Advanced Application Techniques for Maximum Darkness
Achieving the darkest possible color often requires specialized conditioning and layering techniques. The most effective method for boosting stain absorption is “water popping,” which involves deliberately wetting the final sanded surface with distilled water and allowing it to dry completely. This process causes the compressed wood fibers to swell and stand upright, effectively opening the grain and increasing the total surface area available for stain penetration.
To water pop the floor, apply a light, even mist of clean water using a pump sprayer or a T-bar applicator, ensuring no puddles form on the surface. The floor must then be allowed to dry back to its original moisture content, which can take between two to eight hours, depending on humidity and ventilation. The resulting rough surface, created by the raised grain, will accept significantly more pigment, leading to a much deeper and more uniform dark color. This is a particularly useful technique for dense or difficult-to-stain woods.

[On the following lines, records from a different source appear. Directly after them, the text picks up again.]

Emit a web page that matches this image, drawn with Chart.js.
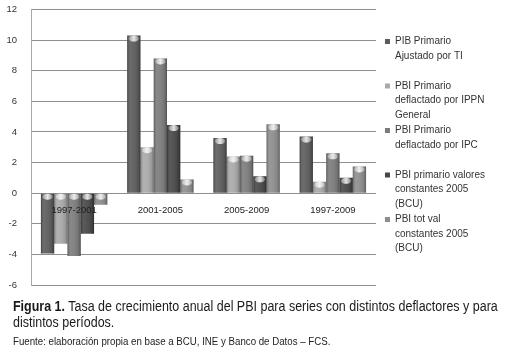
<!DOCTYPE html>
<html>
<head>
<meta charset="utf-8">
<script src="https://cdn.jsdelivr.net/npm/chart.js@4/dist/chart.umd.min.js"></script>
<style>
  html, body { margin: 0; padding: 0; background: #fff; }
  #wrap { position: relative; width: 510px; height: 354px; overflow: hidden; }
  #chartBox { position: absolute; left: 0; top: 0; width: 510px; height: 300px; }
  #chartBox canvas { display: block; }
  .cap { position: absolute; left: 13px; color: #1a1a1a; white-space: nowrap; transform-origin: 0 0; }
  #cap1, #cap2 { font-family: "Liberation Sans", Arial, sans-serif; font-size: 14px; line-height: 16px; }
  #cap1 { top: 298px; }
  #cap2 { top: 314px; }
  #cap3 { top: 335.5px; font-family: "Liberation Sans", Arial, sans-serif; font-size: 10px; line-height: 12px; color: #222; }
</style>
</head>
<body>
<div id="wrap">
  <div id="chartBox"><canvas id="c" width="510" height="300"></canvas></div>
  <div class="cap" id="cap1"><b>Figura 1.</b> Tasa de crecimiento anual del PBI para series con distintos deflactores y para</div>
  <div class="cap" id="cap2">distintos períodos.</div>
  <div class="cap" id="cap3">Fuente: elaboración propia en base a BCU, INE y Banco de Datos – FCS.</div>
</div>
<script>
// ---- data ----
const categories = ["1997-2001", "2001-2005", "2005-2009", "1997-2009"];
const seriesNames = [
  "PIB Primario Ajustado por TI",
  "PBI Primario deflactado por IPPN General",
  "PBI Primario deflactado por IPC",
  "PBI primario valores constantes 2005 (BCU)",
  "PBI tot val constantes 2005 (BCU)"
];
const seriesLegendLines = [
  ["PIB Primario", "Ajustado por TI", ""],
  ["PBI Primario", "deflactado por IPPN", "General"],
  ["PBI Primario", "deflactado por IPC", ""],
  ["PBI primario valores", "constantes 2005", "(BCU)"],
  ["PBI tot val", "constantes 2005", "(BCU)"]
];
const pibAjustadoTI      = [-3.95, 10.3, 3.6, 3.7];
const pbiDeflIPPN        = [-3.3, 3.0, 2.4, 0.75];
const pbiDeflIPC         = [-4.1, 8.8, 2.45, 2.6];
const pbiConstantes2005  = [-2.65, 4.45, 1.1, 1.0];
const pbiTotConstantes   = [-0.75, 0.9, 4.5, 1.75];
const yTicks = [-6, -4, -2, 0, 2, 4, 6, 8, 10, 12];

const seriesValues = [pibAjustadoTI, pbiDeflIPPN, pbiDeflIPC, pbiConstantes2005, pbiTotConstantes];
const seriesColors = ["#5b5b5b", "#a9a9a9", "#7b7b7b", "#474747", "#8d8d8d"];

// fit caption lines to the reference width
(function () {
  const c1 = document.getElementById("cap1"), c2 = document.getElementById("cap2"), c3 = document.getElementById("cap3");
  const s = 485 / c1.offsetWidth;
  c1.style.transform = c2.style.transform = "scaleX(" + s + ")";
  c3.style.transform = "scaleX(" + (317 / c3.offsetWidth) + ")";
})();

// cylinder-like shading overlay drawn over each bar the library placed
const barShade = {
  id: "barShade",
  afterDatasetsDraw(chart) {
    const ctx = chart.ctx;
    chart.data.datasets.forEach((ds, di) => {
      const meta = chart.getDatasetMeta(di);
      meta.data.forEach(el => {
        const left = el.x - el.width / 2, right = el.x + el.width / 2;
        const top = Math.min(el.y, el.base), bottom = Math.max(el.y, el.base);
        const g = ctx.createLinearGradient(left, 0, right, 0);
        g.addColorStop(0, "rgba(0,0,0,0.28)");
        g.addColorStop(0.25, "rgba(255,255,255,0.10)");
        g.addColorStop(0.5, "rgba(255,255,255,0.06)");
        g.addColorStop(0.85, "rgba(0,0,0,0.10)");
        g.addColorStop(1, "rgba(0,0,0,0.35)");
        ctx.save();
        ctx.fillStyle = g;
        ctx.fillRect(left, top, right - left, bottom - top);
        const capH = Math.min(3, (bottom - top) / 2);
        const cg = ctx.createLinearGradient(left, 0, right, 0);
        cg.addColorStop(0, "rgba(255,255,255,0.15)");
        cg.addColorStop(0.5, "rgba(255,255,255,0.85)");
        cg.addColorStop(1, "rgba(255,255,255,0.15)");
        ctx.fillStyle = cg;
        ctx.beginPath();
        ctx.ellipse(el.x, top + capH, (right - left) / 2 - 1.5, capH, 0, 0, Math.PI * 2);
        ctx.fill();
        ctx.restore();
      });
    });
  }
};

// nudge the legend box away from the plot area
const legendShift = {
  id: "legendShift",
  afterLayout(chart) {
    const lg = chart.legend;
    if (lg) { lg.left += 8; lg.right += 8; lg.top += 0; lg.bottom += 0; }
  }
};

new Chart(document.getElementById("c"), {
  type: "bar",
  data: {
    labels: categories,
    datasets: seriesValues.map((vals, i) => ({
      label: seriesNames[i],
      data: vals,
      backgroundColor: seriesColors[i],
      borderWidth: 0,
      categoryPercentage: 0.77,
      barPercentage: 1.0
    }))
  },
  options: {
    responsive: false,
    animation: false,
    devicePixelRatio: 1,
    layout: { padding: { left: 0, right: 23, top: 9.5, bottom: 15 } },
    plugins: {
      tooltip: { enabled: false },
      legend: {
        position: "right",
        align: "center",
        labels: {
          boxWidth: 5,
          boxHeight: 5,
          padding: 1,
          color: "#333",
          font: { family: "'Liberation Sans', Arial, sans-serif", size: 10, lineHeight: "14.5px" },
          generateLabels(chart) {
            const items = Chart.defaults.plugins.legend.labels.generateLabels(chart);
            items.forEach((it, i) => { it.text = seriesLegendLines[i]; it.lineWidth = 0; });
            return items;
          }
        }
      }
    },
    scales: {
      x: {
        type: "category",
        position: { y: 0 },
        afterFit(scale) { scale.height = 0; },
        grid: { display: false },
        border: { display: false },
        ticks: {
          z: 1,
          color: "#222",
          padding: 4,
          maxRotation: 0,
          font: { family: "'Liberation Sans', Arial, sans-serif", size: 9.5 }
        }
      },
      y: {
        min: -6,
        max: 12,
        afterBuildTicks(scale) { scale.ticks = yTicks.map(v => ({ value: v })); },
        afterFit(scale) { scale.width = 31; },
        grid: { color: "#8f8f8f", lineWidth: 1, drawTicks: true, tickLength: 12, tickColor: "rgba(0,0,0,0)" },
        border: { display: true, color: "#a8a8a8" },
        ticks: {
          color: "#333",
          padding: 2,
          font: { family: "'Liberation Sans', Arial, sans-serif", size: 9.5 }
        }
      }
    }
  },
  plugins: [barShade, legendShift]
});
</script>
</body>
</html>
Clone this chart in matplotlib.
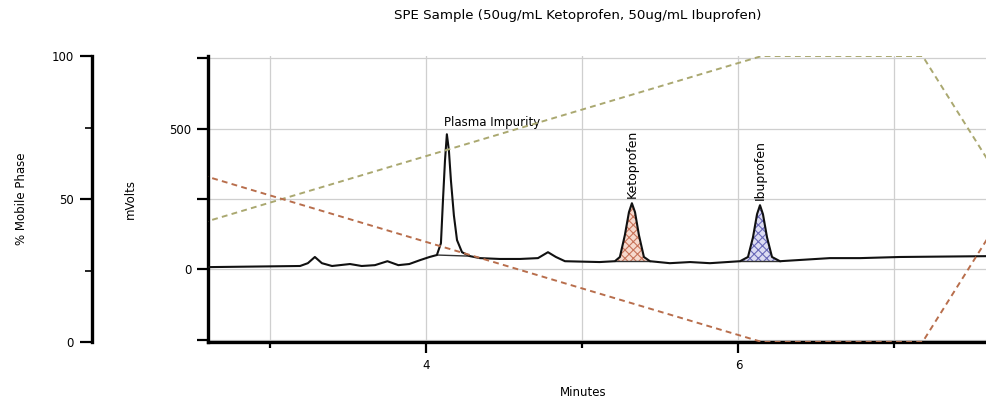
import matplotlib
matplotlib.use("Agg")
import matplotlib.pyplot as plt
import numpy as np

plt.rcParams['font.family'] = ['DejaVu Sans']
plt.rcParams['hatch.linewidth'] = 0.8

# ---- data ----
title = "SPE Sample (50ug/mL Ketoprofen, 50ug/mL Ibuprofen)"

trace_t = [2.60, 3.19, 3.24, 3.285, 3.33, 3.395, 3.51, 3.585, 3.67, 3.75, 3.82, 3.89,
           3.96, 4.02, 4.067, 4.093, 4.106, 4.119, 4.131, 4.144, 4.157, 4.176, 4.196,
           4.228, 4.279, 4.343, 4.47, 4.60, 4.715, 4.779, 4.83, 4.888, 5.11, 5.208,
           5.24, 5.272, 5.298, 5.317, 5.337, 5.362, 5.394, 5.433, 5.56, 5.69, 5.817,
           6.01, 6.061, 6.093, 6.119, 6.138, 6.157, 6.183, 6.215, 6.266, 6.586, 6.78,
           7.035, 7.60]
trace_mv = [8, 12, 22, 44, 22, 12, 19, 12, 15, 29, 15, 19,
            33, 44, 51, 93, 245, 387, 480, 423, 316, 192, 104,
            61, 47, 40, 37, 37, 40, 61, 44, 29, 26, 29,
            44, 122, 203, 235, 203, 122, 44, 29, 22, 26, 22,
            29, 44, 114, 196, 228, 196, 114, 44, 29, 40, 40,
            44, 47]

grad_t = [0.0, 6.15, 7.18, 8.33]
grad_b = [0, 100, 100, 0]          # % B (rising series)
grad_a = [100, 0, 0, 100]          # % A (falling series)

peak_names = ["Plasma Impurity", "Ketoprofen", "Ibuprofen"]
peak_t = [4.131, 5.317, 6.138]
peak_mv = [480, 235, 228]
peak_start = [4.067, 5.208, 6.01]
peak_end = [4.279, 5.433, 6.266]

# ---- figure ----
W, H = 987, 398
FS = 8.5
fig = plt.figure(figsize=(W / 100, H / 100), dpi=100)
x0, x1 = 208, 987
ytop, ybot = 56, 342
ax = fig.add_axes([x0 / W, (H - ybot) / H, (x1 - x0) / W, (ybot - ytop) / H])

t = np.array(trace_t)
mv = np.array(trace_mv)

ax.set_xlim(2.60, 7.593)
ax.set_ylim(-258, 758)

ylabs = ["", "0", "", "500", ""]
xlabs = ["", "4", "", "6", ""]
ax.set_yticks([-250, 0, 250, 500, 750])
ax.set_yticklabels(ylabs)
ax.set_xticks([3, 4, 5, 6, 7])
ax.set_xticklabels(xlabs)
ax.grid(True, color="#cfcfcf", lw=0.9)
ax.set_axisbelow(True)

for s in ["top", "right"]:
    ax.spines[s].set_visible(False)
for s in ["left", "bottom"]:
    ax.spines[s].set_linewidth(2.4)

ax.tick_params(axis="both", width=1.6, length=8, labelsize=FS, color="black", pad=4)
for tk, lab in zip(ax.yaxis.get_major_ticks(), ylabs):
    if lab == "":
        tk.tick1line.set_visible(False)
for tk, lab in zip(ax.xaxis.get_major_ticks(), xlabs):
    if lab == "":
        tk.tick1line.set_markersize(4)

# filled peaks
fills = [None, ("#f6d9cd", "#c8745a"), ("#dcdcf2", "#6a6ab8")]
for i, name in enumerate(peak_names):
    m = (t >= peak_start[i]) & (t <= peak_end[i])
    pt, pv = t[m], mv[m]
    base = np.interp(pt, [pt[0], pt[-1]], [pv[0], pv[-1]])
    if fills[i] is not None:
        fc, ec = fills[i]
        ax.fill_between(pt, base, pv, facecolor=fc, edgecolor=ec, hatch="xxxx",
                        lw=0, zorder=2)
    ax.plot([pt[0], pt[-1]], [pv[0], pv[-1]], color="#333333", lw=1.0, zorder=3)

ax.plot(t, mv, color="#111111", lw=1.5, zorder=4)

# peak labels
ax.text(4.11, 522, peak_names[0], fontsize=FS, ha="left", va="center", zorder=5)
ax.text(peak_t[1], peak_mv[1] + 18, peak_names[1], fontsize=FS + 0.5, rotation=90,
        ha="center", va="bottom", zorder=5)
ax.text(peak_t[2], peak_mv[2] + 18, peak_names[2], fontsize=FS + 0.5, rotation=90,
        ha="center", va="bottom", zorder=5)

# % mobile phase axis
tw = ax.twinx()
tw.set_ylim(0, 100)
tw.spines["right"].set_visible(False)
tw.spines["top"].set_visible(False)
tw.spines["bottom"].set_visible(False)
tw.spines["left"].set_position(("outward", (x0 - 92) * 0.72))
tw.spines["left"].set_linewidth(2.4)
tw.yaxis.set_ticks_position("left")
tw.set_yticks([0, 50, 100])
tw.set_yticks([25, 75], minor=True)
tw.tick_params(axis="y", which="major", width=1.6, length=9, labelsize=FS, pad=4)
tw.tick_params(axis="y", which="minor", width=1.2, length=5)

tw.plot(grad_t, grad_b, color="#aaa870", lw=1.4, ls=(0, (3, 2.2)), zorder=3)
tw.plot(grad_t, grad_a, color="#b86e4c", lw=1.4, ls=(0, (3, 2.2)), zorder=3)

# axis labels and title
fig.text(583 / W, 1 - 392 / H, "Minutes", fontsize=FS, ha="center", va="center")
fig.text(130 / W, 1 - 199 / H, "mVolts", fontsize=FS, ha="center", va="center",
         rotation=90)
fig.text(22 / W, 1 - 199 / H, "% Mobile Phase", fontsize=FS, ha="center",
         va="center", rotation=90)
fig.text(578 / W, 1 - 16 / H, title, fontsize=9.6, ha="center", va="center")

fig.savefig("out.png", dpi=100)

A technique known as layering or “double staining” can be used to further customize and deepen the color, but this requires careful execution to avoid adhesion failure. Instead of applying two coats of the same stain, which builds a pigment film that prevents the topcoat from bonding, a two-part system is employed. This can involve applying a penetrating dye first to establish a color base, followed by a dark, pigmented stain once the dye is dry. For a richer, more complex dark tone, a complementary lighter stain can be applied first, followed by the final, darker color.
When applying the stain, work in small, manageable sections, ensuring the stain is worked into the grain evenly. Promptly wipe off all excess pigment. Allowing excess stain to pool or dry on the surface leads to an uneven, muddy appearance and creates a weak layer between the wood and the protective finish. The goal is to saturate the wood fibers without creating a thick, surface-level film of stain.
Final Sealing and Curing the New Dark Floor
The final stage involves allowing the stain to fully cure and then applying a durable topcoat. Dark stains, especially oil-based and heavily pigmented ones, require a considerably longer drying time than lighter stains due to the high concentration of non-evaporating oils and solids. While water-based stains may dry in as little as one to two hours, oil-based products typically need a minimum of 12 to 24 hours, and sometimes up to 72 hours in humid conditions, to ensure the solvents have fully evaporated.
Rushing the topcoat application before the stain is completely dry can trap solvents, leading to finish bubbling, poor adhesion, and a compromised protective layer. Once the stain is dry to the touch and no pigment transfers to a clean rag, the floor is ready for the protective clear coat, usually a polyurethane-based product. Compatibility between the stain and the topcoat is a concern; a water-based polyurethane can typically be applied over a fully cured oil-based stain, but always follow the manufacturer’s recommendations for pairing products.
The choice of topcoat influences the final appearance and durability of the dark floor. Oil-based polyurethane tends to impart a slight amber or yellow tint over time, which can subtly warm or alter the intended dark color. Water-based polyurethane offers a clearer, non-yellowing finish that preserves the exact tone of the deep black or brown stain more faithfully. A minimum of two to three coats of polyurethane is recommended for durability. Full curing time for light foot traffic typically ranges from three to seven days for water-based finishes and one to two weeks for oil-based finishes.